:: SHORT PROBLEM ::
In how many lines does the string "LaTeX" appear? Answer with the number only.

** start **

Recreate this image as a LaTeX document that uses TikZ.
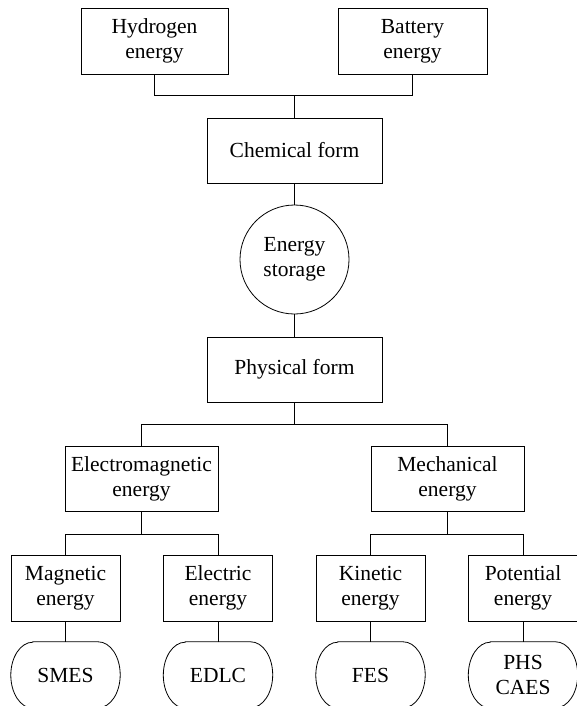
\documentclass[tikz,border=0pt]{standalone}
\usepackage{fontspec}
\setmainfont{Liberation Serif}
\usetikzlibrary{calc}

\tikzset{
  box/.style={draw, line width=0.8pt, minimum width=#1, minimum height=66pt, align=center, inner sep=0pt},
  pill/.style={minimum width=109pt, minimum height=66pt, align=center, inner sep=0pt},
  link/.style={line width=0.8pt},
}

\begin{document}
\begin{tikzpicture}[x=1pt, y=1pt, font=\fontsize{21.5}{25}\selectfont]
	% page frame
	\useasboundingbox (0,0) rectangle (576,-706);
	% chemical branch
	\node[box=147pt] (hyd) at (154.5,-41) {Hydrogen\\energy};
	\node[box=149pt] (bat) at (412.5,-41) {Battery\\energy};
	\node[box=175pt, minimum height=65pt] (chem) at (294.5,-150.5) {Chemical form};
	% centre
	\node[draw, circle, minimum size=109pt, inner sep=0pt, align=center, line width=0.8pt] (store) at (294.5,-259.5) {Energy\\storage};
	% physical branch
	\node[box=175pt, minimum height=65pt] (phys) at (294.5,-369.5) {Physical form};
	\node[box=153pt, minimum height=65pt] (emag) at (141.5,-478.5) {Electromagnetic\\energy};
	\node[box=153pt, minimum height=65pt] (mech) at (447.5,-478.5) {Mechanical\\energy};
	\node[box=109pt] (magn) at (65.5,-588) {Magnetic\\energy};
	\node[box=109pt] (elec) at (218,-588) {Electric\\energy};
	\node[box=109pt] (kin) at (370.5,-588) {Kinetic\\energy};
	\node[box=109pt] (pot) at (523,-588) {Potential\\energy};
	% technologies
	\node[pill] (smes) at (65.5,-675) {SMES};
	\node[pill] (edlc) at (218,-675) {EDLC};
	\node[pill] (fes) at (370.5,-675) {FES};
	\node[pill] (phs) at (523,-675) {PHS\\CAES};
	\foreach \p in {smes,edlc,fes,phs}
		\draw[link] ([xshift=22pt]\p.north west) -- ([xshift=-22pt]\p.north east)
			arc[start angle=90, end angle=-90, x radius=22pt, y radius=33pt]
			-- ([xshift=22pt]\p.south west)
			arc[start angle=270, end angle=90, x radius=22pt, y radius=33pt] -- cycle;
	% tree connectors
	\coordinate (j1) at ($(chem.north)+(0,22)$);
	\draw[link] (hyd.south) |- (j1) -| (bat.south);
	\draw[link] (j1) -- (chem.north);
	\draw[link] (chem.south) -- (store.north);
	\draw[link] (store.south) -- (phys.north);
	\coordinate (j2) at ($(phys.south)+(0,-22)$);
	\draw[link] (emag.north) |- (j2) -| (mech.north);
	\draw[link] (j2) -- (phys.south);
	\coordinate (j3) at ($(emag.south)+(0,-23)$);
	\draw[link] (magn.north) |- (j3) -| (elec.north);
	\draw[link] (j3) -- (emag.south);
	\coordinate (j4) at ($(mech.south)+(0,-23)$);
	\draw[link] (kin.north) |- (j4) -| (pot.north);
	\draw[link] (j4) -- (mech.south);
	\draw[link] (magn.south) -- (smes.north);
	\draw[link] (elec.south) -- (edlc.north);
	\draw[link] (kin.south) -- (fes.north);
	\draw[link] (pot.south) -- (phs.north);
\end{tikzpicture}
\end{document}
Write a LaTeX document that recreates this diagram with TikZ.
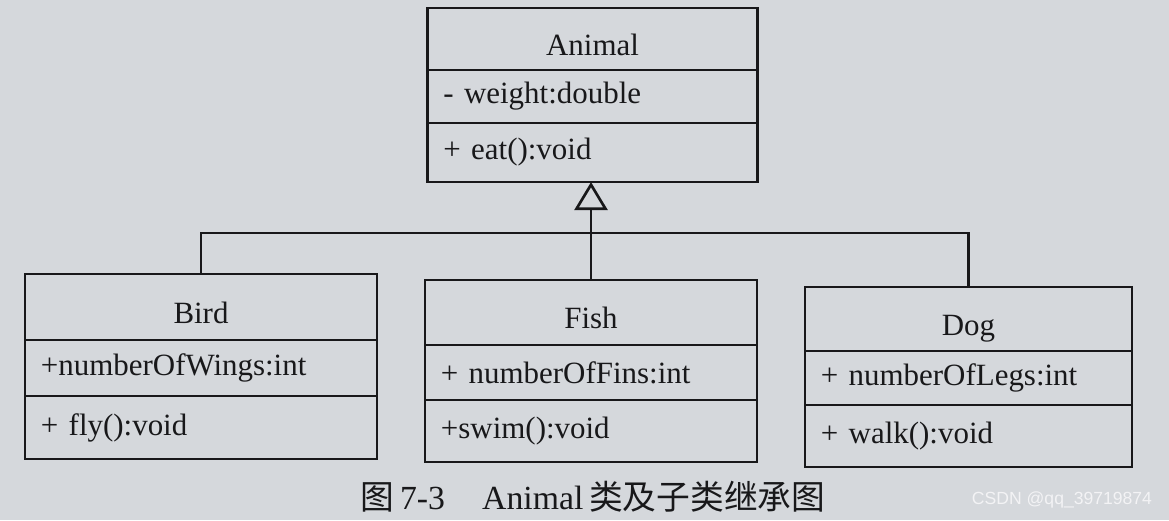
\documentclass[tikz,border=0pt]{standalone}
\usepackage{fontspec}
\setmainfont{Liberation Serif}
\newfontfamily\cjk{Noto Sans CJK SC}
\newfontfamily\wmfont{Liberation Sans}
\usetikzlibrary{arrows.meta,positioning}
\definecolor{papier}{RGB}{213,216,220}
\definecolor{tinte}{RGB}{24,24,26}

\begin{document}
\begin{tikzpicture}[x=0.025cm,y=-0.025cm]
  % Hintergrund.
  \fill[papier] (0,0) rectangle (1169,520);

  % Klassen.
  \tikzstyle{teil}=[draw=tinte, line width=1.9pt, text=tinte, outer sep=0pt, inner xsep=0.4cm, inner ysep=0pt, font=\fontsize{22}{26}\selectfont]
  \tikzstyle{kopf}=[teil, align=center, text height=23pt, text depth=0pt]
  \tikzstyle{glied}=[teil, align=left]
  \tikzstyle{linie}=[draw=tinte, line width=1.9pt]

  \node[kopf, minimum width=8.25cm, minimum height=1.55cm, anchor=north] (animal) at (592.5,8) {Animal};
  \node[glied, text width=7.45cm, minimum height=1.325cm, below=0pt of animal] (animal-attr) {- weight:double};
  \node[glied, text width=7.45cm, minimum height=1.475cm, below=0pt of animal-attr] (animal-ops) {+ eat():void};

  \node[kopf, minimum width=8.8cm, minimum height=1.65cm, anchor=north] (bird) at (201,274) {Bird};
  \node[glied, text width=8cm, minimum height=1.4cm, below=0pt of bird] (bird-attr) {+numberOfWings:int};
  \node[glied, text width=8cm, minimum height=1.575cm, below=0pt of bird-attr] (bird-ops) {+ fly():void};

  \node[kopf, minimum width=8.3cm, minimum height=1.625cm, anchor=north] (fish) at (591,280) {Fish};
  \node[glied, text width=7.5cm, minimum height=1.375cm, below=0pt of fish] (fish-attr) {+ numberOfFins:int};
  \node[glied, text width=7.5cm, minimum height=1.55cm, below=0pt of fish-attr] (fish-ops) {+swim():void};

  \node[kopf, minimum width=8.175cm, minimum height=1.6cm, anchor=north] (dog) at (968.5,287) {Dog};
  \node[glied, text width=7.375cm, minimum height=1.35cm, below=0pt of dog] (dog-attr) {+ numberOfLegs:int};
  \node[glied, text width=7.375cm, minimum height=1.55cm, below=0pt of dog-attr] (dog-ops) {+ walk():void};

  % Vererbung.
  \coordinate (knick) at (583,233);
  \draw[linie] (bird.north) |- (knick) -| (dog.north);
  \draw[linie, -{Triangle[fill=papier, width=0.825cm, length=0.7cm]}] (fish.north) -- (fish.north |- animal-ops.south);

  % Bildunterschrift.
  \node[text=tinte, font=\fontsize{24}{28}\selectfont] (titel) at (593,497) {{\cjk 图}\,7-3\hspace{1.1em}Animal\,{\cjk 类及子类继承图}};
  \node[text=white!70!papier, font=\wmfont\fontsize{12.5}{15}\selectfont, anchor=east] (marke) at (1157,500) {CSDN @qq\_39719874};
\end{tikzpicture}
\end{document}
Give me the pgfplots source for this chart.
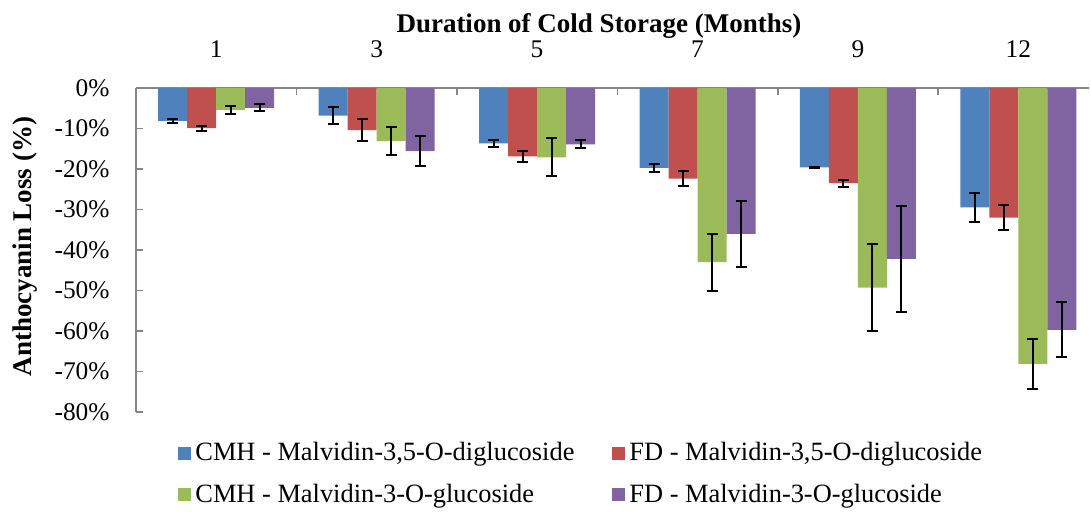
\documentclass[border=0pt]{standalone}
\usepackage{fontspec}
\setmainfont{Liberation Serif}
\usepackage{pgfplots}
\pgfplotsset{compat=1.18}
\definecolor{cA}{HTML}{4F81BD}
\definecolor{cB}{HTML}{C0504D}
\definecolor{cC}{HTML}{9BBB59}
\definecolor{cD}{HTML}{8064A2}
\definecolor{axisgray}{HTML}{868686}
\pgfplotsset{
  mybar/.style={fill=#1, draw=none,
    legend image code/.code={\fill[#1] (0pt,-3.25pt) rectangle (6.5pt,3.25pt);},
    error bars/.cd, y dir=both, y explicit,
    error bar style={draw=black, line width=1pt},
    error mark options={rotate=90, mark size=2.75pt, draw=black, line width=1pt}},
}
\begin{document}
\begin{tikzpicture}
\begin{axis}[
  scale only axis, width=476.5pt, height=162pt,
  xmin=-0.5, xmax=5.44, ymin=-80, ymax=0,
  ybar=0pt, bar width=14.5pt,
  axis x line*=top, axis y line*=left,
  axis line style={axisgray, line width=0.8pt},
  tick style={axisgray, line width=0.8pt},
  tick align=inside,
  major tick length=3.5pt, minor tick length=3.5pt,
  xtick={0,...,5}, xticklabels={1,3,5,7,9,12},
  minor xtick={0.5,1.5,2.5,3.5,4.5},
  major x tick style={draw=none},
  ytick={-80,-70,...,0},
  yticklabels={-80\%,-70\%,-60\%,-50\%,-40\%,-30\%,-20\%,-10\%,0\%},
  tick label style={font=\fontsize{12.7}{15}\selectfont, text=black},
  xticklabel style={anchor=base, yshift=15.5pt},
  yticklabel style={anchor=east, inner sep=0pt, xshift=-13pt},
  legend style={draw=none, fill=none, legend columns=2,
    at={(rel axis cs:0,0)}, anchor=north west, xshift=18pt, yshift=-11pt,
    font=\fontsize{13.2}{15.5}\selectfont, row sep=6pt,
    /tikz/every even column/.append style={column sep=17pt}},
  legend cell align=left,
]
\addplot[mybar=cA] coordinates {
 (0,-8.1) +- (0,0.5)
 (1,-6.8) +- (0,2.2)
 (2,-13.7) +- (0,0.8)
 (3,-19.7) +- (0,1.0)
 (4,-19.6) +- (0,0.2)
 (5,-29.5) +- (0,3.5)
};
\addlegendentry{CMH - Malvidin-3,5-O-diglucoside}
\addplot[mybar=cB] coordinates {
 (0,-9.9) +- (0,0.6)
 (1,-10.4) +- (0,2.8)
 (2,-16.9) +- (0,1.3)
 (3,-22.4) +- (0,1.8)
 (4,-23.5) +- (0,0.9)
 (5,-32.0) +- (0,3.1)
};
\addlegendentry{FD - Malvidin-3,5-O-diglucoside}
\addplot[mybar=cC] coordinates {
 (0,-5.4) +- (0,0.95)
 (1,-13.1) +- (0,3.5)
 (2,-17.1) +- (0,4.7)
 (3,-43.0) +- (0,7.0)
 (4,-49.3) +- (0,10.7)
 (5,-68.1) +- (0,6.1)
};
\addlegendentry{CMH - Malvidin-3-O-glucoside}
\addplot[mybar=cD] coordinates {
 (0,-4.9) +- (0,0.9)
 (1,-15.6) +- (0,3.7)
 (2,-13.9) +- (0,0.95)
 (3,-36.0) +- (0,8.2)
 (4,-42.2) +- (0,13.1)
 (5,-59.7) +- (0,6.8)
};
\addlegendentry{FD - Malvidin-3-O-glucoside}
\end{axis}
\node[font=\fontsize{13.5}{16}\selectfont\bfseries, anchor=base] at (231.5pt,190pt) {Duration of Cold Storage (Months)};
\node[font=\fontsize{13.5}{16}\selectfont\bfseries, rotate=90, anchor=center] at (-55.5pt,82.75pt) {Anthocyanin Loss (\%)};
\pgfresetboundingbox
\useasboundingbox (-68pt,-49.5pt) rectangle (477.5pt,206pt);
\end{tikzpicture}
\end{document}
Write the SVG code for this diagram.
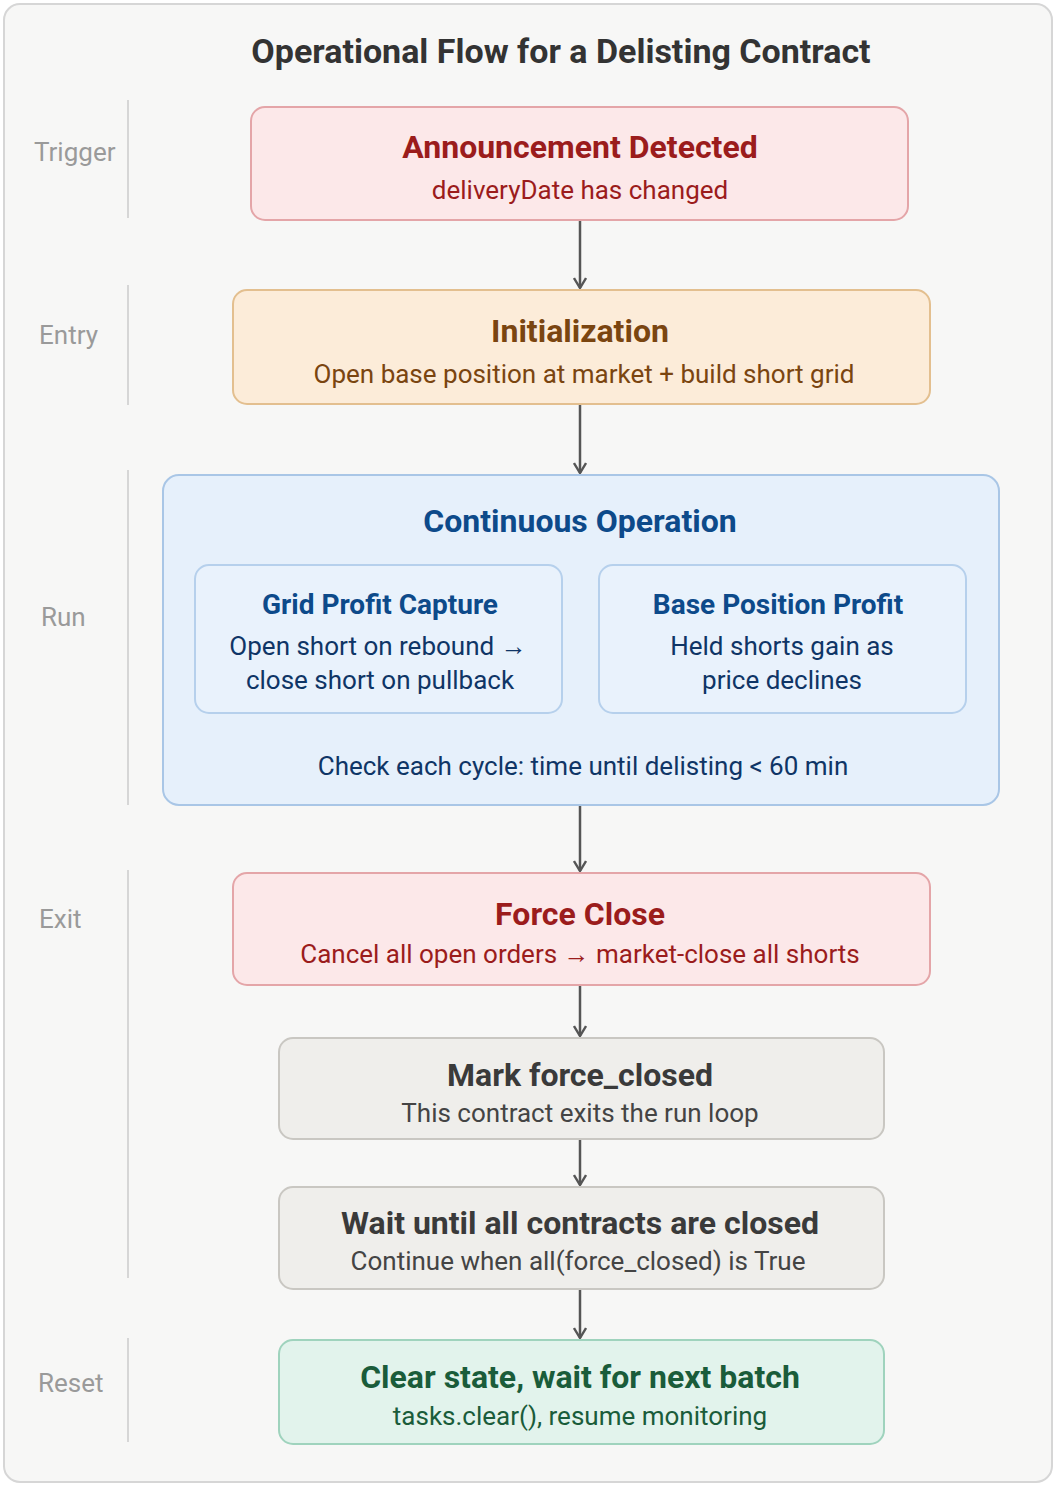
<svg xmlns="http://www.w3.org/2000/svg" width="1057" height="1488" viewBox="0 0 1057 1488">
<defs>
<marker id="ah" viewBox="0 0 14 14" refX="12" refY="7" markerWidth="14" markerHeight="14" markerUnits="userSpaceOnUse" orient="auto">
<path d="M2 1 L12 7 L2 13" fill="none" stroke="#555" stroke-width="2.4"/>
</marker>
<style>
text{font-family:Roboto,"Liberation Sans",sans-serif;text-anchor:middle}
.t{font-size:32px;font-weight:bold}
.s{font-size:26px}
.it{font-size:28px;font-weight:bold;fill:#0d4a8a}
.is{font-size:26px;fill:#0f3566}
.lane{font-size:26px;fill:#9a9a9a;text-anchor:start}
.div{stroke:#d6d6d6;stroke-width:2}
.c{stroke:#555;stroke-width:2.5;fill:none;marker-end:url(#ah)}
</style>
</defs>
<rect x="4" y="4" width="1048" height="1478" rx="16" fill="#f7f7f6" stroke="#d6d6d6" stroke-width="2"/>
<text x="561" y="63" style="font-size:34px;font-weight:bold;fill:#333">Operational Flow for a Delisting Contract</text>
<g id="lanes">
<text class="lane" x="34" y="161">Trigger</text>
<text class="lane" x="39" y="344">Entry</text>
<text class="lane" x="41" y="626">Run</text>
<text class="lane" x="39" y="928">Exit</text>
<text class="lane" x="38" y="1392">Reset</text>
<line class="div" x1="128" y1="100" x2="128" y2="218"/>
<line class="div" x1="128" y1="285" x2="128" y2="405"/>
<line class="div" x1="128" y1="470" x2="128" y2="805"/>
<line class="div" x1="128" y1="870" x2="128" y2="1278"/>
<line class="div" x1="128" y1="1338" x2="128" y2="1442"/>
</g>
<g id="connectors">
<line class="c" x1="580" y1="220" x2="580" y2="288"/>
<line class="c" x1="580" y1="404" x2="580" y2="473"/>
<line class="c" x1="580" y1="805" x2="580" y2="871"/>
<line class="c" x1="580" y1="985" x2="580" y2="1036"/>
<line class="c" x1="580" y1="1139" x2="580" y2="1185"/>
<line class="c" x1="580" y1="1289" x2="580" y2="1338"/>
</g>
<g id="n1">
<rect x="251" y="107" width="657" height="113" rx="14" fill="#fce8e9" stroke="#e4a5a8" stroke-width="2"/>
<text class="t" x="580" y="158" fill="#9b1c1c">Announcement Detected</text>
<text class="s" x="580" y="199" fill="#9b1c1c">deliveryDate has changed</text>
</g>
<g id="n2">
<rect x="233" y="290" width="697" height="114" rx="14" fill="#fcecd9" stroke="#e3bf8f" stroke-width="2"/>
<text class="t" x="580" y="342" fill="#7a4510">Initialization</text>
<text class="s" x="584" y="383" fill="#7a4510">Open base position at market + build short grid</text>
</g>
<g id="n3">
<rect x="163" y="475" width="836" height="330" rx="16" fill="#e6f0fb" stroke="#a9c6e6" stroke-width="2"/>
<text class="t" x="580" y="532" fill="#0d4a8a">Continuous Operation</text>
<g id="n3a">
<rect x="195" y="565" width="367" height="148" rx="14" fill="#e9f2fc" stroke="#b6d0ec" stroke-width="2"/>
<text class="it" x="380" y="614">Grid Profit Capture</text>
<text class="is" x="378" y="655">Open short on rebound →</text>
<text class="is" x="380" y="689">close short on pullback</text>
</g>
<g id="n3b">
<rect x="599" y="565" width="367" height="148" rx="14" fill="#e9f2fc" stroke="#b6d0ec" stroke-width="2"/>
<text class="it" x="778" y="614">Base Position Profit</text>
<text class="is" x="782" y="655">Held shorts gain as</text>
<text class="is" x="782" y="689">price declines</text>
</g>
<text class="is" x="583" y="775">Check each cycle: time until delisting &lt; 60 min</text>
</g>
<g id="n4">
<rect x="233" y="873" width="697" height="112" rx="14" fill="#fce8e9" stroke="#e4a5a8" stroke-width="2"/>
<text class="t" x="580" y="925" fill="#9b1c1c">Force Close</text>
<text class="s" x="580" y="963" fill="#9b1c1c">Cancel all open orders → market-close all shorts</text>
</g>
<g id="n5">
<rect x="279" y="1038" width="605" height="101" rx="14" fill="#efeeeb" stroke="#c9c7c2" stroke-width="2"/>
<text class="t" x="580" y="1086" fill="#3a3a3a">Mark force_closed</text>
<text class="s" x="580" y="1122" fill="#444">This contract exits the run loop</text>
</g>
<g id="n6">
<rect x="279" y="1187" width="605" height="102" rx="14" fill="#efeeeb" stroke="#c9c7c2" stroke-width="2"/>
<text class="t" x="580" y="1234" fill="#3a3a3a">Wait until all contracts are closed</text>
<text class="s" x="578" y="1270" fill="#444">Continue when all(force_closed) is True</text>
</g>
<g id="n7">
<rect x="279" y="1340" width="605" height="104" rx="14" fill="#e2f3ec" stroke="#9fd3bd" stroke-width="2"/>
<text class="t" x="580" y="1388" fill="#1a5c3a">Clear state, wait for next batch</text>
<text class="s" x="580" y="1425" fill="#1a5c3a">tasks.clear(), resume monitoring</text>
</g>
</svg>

** end **

:: WORKED ANSWER ::
2